Los puritanos de siempre miran con desagrado el acceso de los incrédulos y gentes de mala conciencia, mientras el acceso no sea soportar una gran afrenta .En el caso presente era una espiritualidad que, cambiándolos, no los mojigateaba; prometía una felicidad singular a la sencillez y lealtad de muchos de ellos; metíales un espíritu de libertad amante, exonerados de preceptos, pero sujetos por el amor a una belleza de conducta incomparable; hijos y libres, olvidados sus pecados y ensalzados ellos hasta Dios. Los tradicionalistas religiosos no lo soportaban, recriminaban su popularidad entre gentuza, su familiaridad que alternaba con tales, en charla y en comida.
Con el perdido, Dios se apena y se acongoja y vuela en busca de Él. Más que la ofensa, le impresiona su desgracia, la desdicha que implica quedarse sin Dios, que es su felicidad y riqueza, su pastor y madre. Desolada independencia la que busca la criatura, que la desgarra de sí misma; pues ello no está entera sino cuando adherida a Dios. Por eso precisamente es hija, esencialmente hija, a no ser que se empeñe en cercenar su filiación arrancándose las entrañas por las que está unida a las de Dios; como el pequeñín en el seno de su madre.
El pecado es separarse, y la separación, que es un no-amor; es más o menos grande, según los actos y actitudes del hombre, pero no llega a ser total e irrevocable más que la que se consuma con la muerte. Tal totalidad irrevocable se cría durante la vida permaneciendo y arraigando en el desamor.

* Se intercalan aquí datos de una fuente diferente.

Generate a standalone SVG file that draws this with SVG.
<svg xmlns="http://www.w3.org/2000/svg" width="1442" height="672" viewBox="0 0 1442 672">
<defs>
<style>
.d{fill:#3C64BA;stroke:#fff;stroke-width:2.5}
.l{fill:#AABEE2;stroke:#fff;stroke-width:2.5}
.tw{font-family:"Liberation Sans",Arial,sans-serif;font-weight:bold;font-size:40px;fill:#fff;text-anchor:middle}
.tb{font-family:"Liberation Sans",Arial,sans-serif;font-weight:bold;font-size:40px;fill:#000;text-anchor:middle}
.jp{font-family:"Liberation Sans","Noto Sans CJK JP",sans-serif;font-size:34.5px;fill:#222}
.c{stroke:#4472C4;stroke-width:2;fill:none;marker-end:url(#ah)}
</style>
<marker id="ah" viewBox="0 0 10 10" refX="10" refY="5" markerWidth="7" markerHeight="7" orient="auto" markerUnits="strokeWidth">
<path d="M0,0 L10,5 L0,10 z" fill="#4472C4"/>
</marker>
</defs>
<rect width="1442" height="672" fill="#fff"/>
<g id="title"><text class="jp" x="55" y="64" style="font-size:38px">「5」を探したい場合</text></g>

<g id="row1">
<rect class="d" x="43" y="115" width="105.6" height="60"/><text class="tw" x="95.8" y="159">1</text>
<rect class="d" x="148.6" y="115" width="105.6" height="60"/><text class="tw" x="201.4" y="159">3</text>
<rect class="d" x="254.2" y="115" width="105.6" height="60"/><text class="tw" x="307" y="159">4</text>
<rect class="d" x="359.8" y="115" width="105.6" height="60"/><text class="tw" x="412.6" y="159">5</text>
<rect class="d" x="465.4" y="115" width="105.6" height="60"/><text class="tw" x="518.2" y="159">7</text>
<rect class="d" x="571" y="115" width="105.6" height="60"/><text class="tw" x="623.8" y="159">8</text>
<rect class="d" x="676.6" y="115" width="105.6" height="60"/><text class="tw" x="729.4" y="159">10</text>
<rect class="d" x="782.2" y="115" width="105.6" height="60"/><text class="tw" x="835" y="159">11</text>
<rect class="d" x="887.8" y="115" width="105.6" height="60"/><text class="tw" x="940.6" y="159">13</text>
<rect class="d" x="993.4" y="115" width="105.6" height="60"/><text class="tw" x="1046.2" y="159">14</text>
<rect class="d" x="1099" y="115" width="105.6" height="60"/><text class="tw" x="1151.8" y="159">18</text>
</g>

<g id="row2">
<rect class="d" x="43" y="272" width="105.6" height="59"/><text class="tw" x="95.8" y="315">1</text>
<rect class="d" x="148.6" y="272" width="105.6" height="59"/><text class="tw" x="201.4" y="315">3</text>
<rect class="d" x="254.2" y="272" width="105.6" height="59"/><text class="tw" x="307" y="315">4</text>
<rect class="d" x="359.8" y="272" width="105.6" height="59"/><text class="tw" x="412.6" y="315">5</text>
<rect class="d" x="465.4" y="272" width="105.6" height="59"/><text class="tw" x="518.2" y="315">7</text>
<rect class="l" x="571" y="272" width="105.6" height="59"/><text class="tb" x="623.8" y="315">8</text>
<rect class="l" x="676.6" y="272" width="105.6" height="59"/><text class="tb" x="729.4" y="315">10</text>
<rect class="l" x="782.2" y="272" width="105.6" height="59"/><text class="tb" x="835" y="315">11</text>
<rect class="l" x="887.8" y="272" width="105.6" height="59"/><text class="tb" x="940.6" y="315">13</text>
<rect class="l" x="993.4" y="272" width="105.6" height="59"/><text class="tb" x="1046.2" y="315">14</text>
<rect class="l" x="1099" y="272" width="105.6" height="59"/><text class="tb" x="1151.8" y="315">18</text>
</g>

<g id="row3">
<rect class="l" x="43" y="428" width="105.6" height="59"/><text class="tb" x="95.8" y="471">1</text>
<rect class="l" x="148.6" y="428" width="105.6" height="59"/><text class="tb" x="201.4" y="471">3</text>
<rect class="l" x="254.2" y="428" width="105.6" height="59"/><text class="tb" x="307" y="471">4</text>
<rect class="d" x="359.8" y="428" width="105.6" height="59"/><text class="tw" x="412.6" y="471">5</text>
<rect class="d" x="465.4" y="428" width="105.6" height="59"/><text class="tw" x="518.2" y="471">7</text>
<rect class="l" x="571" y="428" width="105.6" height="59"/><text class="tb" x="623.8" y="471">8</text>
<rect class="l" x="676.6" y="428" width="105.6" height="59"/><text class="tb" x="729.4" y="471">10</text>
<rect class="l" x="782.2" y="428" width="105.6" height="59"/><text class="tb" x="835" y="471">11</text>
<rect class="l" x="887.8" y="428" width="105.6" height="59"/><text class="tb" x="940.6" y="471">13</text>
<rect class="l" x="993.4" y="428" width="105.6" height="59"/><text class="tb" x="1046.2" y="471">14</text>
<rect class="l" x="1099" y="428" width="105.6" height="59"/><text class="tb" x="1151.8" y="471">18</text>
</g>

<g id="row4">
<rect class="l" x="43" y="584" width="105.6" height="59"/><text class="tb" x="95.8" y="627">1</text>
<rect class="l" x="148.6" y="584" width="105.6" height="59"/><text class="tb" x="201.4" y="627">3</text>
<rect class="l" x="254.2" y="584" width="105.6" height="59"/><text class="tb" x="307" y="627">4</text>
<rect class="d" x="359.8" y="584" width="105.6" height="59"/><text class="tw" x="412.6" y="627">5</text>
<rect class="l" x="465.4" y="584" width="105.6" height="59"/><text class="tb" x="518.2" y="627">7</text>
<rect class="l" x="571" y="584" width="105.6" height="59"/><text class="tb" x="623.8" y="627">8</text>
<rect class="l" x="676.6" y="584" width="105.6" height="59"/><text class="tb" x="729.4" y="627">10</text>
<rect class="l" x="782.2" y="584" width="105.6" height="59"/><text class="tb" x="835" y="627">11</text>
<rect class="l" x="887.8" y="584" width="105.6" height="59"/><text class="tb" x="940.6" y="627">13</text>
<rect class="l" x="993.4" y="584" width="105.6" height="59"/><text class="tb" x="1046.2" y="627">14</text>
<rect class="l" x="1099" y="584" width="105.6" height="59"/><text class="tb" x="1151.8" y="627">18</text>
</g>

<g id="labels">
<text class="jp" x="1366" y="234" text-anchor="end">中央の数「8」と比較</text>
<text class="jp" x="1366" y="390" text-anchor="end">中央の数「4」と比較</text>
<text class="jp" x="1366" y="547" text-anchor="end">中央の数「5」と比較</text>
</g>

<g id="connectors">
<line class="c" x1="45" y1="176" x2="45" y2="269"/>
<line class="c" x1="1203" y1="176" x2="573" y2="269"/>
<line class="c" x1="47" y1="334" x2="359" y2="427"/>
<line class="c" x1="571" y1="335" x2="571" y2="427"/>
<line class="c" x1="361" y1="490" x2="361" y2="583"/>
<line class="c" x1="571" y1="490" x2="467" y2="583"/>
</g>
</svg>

Mira Dios su peligro y se estremece; el hijo va perdido, va perdiéndose. Le necesita su corazón y parte tras él. ¡Qué drama y a veces tragedia, este conjugar libertad de hombre con empeño de Dios! Sólo un amor descomunal puede hacer que Dios juegue papel de amante en nuestra historia. Él, que lo vale todo, desolado por el que no vale nada, más que el amor que Él le tiene. Por eso titubeamos cómo nombrarle a Dios; si esposo, si madre, si…; porque posee todas esas formas, sin ser cada una; y es que es la fuente de todas, puesto que es simplemente el Amor. Tanto se afana por su criatura, descarriada por falaces derroteros, huérfana y desheredada, que ha relegado a segundo plano el conjunto de sus hijos fieles. La madre deja a los otros hijos en casa, se olvida de ellos, desolada por el que cayó en el pozo.

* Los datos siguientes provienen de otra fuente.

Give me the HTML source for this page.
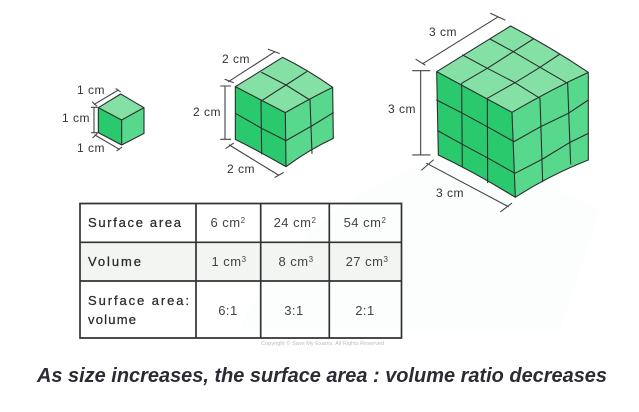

Encuéntranse pastor y oveja; ella allí enfrente, que ya estaba balando. El pastor prolonga ese momento dichoso del encuentro con los brazos abiertos. Alza la oveja sus patas delanteras y con su carrera jubilosa viene a hundirse en los brazos del pastor. ¡Cómo la quiere! ¡Va notificando su ventura a todo el mundo, derritiéndose de placer con las enhorabuenas y los parabienes! Está orgulloso de su joya. En el cielo son así, dice Jesús, los enloquece la vuelta del arrepentido. ¡Pasmoso Dios que tanto ama! ¡Es el Padre!
Diez dracmas, dinero para vivir medio mes. Pobre aquella mujer, pues tan pocos dracmas constituyen su tesoro. Tesoro de Dios somos los hombres; poco valemos, pero somos su tesoro, «porque donde está tu corazón allí está tu tesoro». Y tanto lo somos suyo que estima pérdida considerable la pérdida de uno solo; únicamente un pobre aprecia tanto una dracma. ¿Cómo nos amas tanto, que te entristeces cual pobre infortunado en cuanto se pierde uno? Para otros nada vale un drama; para la mujercita que las ahorró con privaciones valían una ilusión; eran sus esmeraldas. Para otros nada vale la pérdida de un hombre; para el Padre valemos su ilusión.
No se dio reposo la mendiga y revolvió todos los trastos de la choza hasta que se encontró su alhaja. Brincando, alborotando, saltó a la calle, pidiendo albricias a sus vecinas. Como un mendigo busca Dios, hasta que da contigo perdido. Al encontrarte, al tenerte, súbita le vuelve la alegría, jubiloso pide albricias en el cielo y los ángeles retozan cabriolantes.